Rejection of Appellant's Arguments
The appellate court also addressed and rejected the appellant's arguments regarding the reliance on King's testimony. The court found that the trial court did not err in considering King's valuation, as it was part of the broader context of evidence. However, the trial court’s final valuation decision indicated that it found Cox's approach more credible, particularly in light of the conditions surrounding the foreclosure sale. The appellate court affirmed that the trial court was not compelled to accept any single expert’s valuation outright, reinforcing that multiple reasonable interpretations of the evidence could lead to different conclusions. Thus, the court upheld the trial court's findings, demonstrating deference to its authority and factual determinations regarding the valuation process.

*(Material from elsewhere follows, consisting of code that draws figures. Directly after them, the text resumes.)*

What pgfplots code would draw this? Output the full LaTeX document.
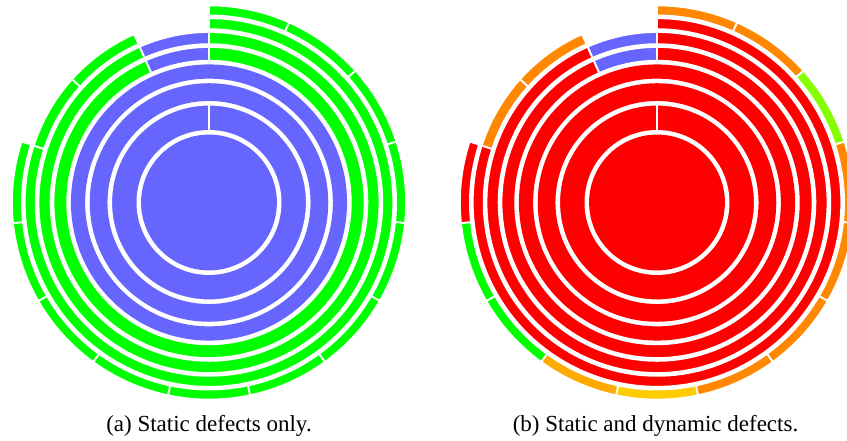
\documentclass[border=0pt]{standalone}
\usepackage{fontspec}
\setmainfont{Liberation Serif}
\usepackage{pgfplots}
\pgfplotsset{compat=1.18}
\definecolor{sblue}{RGB}{102,102,255}
\definecolor{sgreen}{RGB}{0,255,0}
\definecolor{sred}{RGB}{255,0,0}
\definecolor{sorange}{RGB}{255,136,0}
\definecolor{slorange}{RGB}{255,170,0}
\definecolor{sgold}{RGB}{255,204,0}
\definecolor{slime}{RGB}{136,255,0}
% annular sector: #1 centre x, #2 inner r, #3 outer r, #4 start angle, #5 end angle (clockwise from top), #6 colour
\newcommand{\seg}[6]{%
  \filldraw[fill=#6, draw=white, line width=1.8pt]
   (axis cs:#1,238.5) ++({90-(#4)}:#3pt)
   arc[start angle={90-(#4)}, end angle={90-(#5)}, radius=#3pt]
   -- ++({90-(#5)}:{#2pt-#3pt})
   arc[start angle={90-(#5)}, end angle={90-(#4)}, radius=#2pt] -- cycle;}
% full ring without seam
\newcommand{\fullring}[4]{%
  \fill[#4, even odd rule] (axis cs:#1,238.5) circle[radius=#3pt] (axis cs:#1,238.5) circle[radius=#2pt];}
\newcommand{\disc}[3]{\fill[#3] (axis cs:#1,238.5) circle[radius=#2pt];}
\begin{document}
\begin{tikzpicture}
\begin{axis}[
  scale only axis, width=847pt, height=441pt,
  xmin=0, xmax=847, ymin=0, ymax=441,
  hide axis, clip mode=global]
% ---------- (a) static defects only ----------
\disc{209}{67.9}{sblue}
\seg{209}{71.58}{97.85}{0}{360}{sblue}
\fullring{209}{101.55}{119.26}{sblue}
\fullring{209}{123.86}{138.06}{sblue}
% ring 4
\seg{209}{141.76}{155.53}{0}{336}{sgreen}
\seg{209}{141.76}{155.53}{336}{360}{sblue}
% ring 5
\seg{209}{158.33}{170.50}{0}{336}{sgreen}
\seg{209}{158.33}{170.50}{336}{360}{sblue}
% ring 6
\seg{209}{173.30}{184.28}{0}{288}{sgreen}
\seg{209}{173.30}{184.28}{288}{312}{sgreen}
\seg{209}{173.30}{184.28}{312}{336}{sgreen}
% ring 7
\seg{209}{187.08}{197.10}{0}{24}{sgreen}
\seg{209}{187.08}{197.10}{24}{48}{sgreen}
\seg{209}{187.08}{197.10}{48}{72}{sgreen}
\seg{209}{187.08}{197.10}{72}{96}{sgreen}
\seg{209}{187.08}{197.10}{96}{120}{sgreen}
\seg{209}{187.08}{197.10}{120}{144}{sgreen}
\seg{209}{187.08}{197.10}{144}{168}{sgreen}
\seg{209}{187.08}{197.10}{168}{192}{sgreen}
\seg{209}{187.08}{197.10}{192}{216}{sgreen}
\seg{209}{187.08}{197.10}{216}{240}{sgreen}
\seg{209}{187.08}{197.10}{240}{264}{sgreen}
\seg{209}{187.08}{197.10}{264}{288}{sgreen}
% ---------- (b) static and dynamic defects ----------
\disc{657}{67.9}{sred}
\seg{657}{71.58}{97.85}{0}{360}{sred}
\fullring{657}{101.55}{119.26}{sred}
\fullring{657}{123.86}{138.06}{sred}
\seg{657}{141.76}{155.53}{0}{336}{sred}
\seg{657}{141.76}{155.53}{336}{360}{sblue}
\seg{657}{158.33}{170.50}{0}{336}{sred}
\seg{657}{158.33}{170.50}{336}{360}{sblue}
\seg{657}{173.30}{184.28}{0}{288}{sred}
\seg{657}{173.30}{184.28}{288}{312}{sorange}
\seg{657}{173.30}{184.28}{312}{336}{sorange}
\seg{657}{187.08}{197.10}{0}{24}{sorange}
\seg{657}{187.08}{197.10}{24}{48}{sorange}
\seg{657}{187.08}{197.10}{48}{72}{slime}
\seg{657}{187.08}{197.10}{72}{96}{sorange}
\seg{657}{187.08}{197.10}{96}{120}{sorange}
\seg{657}{187.08}{197.10}{120}{144}{sorange}
\seg{657}{187.08}{197.10}{144}{168}{sorange}
\seg{657}{187.08}{197.10}{168}{192}{sgold}
\seg{657}{187.08}{197.10}{192}{216}{slorange}
\seg{657}{187.08}{197.10}{216}{240}{sgreen}
\seg{657}{187.08}{197.10}{240}{264}{sgreen}
\seg{657}{187.08}{197.10}{264}{288}{sred}
% captions
\node[anchor=base, font=\fontsize{23}{27}\selectfont] at (axis cs:209,9.3) {(a) Static defects only.};
\node[anchor=base, font=\fontsize{23}{27}\selectfont] at (axis cs:655.5,9.3) {(b) Static and dynamic defects.};
\end{axis}
\pgfresetboundingbox
\path (current axis.south west) rectangle (current axis.north east);
\end{tikzpicture}
\end{document}
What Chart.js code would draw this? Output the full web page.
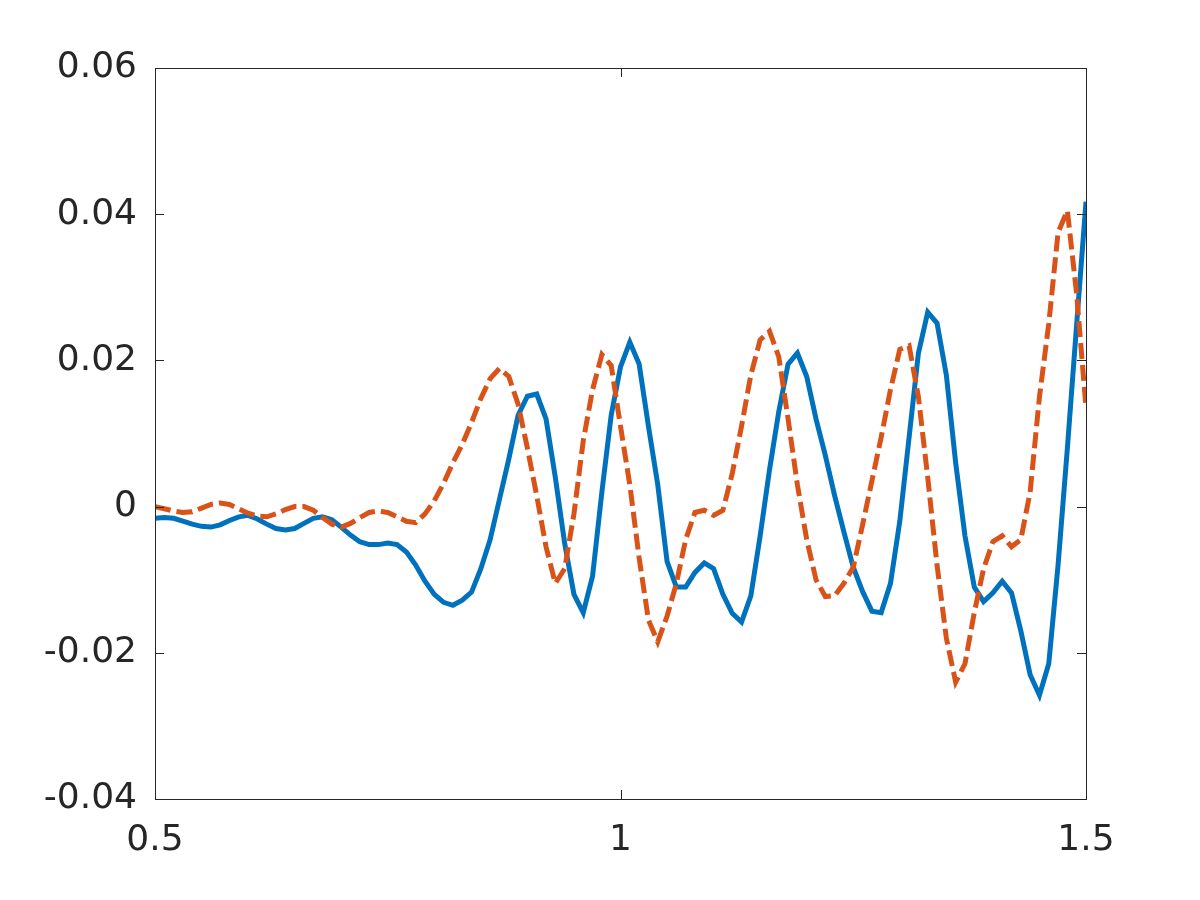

Conclusion on Fair Market Value
Ultimately, the appellate court concluded that the trial court did not abuse its discretion in determining the property's fair market value. It found that the trial court's decision was supported by adequate evidence, which included a thorough consideration of expert opinions and existing market conditions. The court recognized that the relationship between the sale price at foreclosure and fair market value could be complex, influenced by the urgency of the sale and market dynamics. By affirming the trial court's valuation of $3,675,000, the appellate court reinforced the principle that trial courts are best positioned to make determinations based on the specific circumstances of each case, thereby validating the lower court's findings as reasonable and well-supported.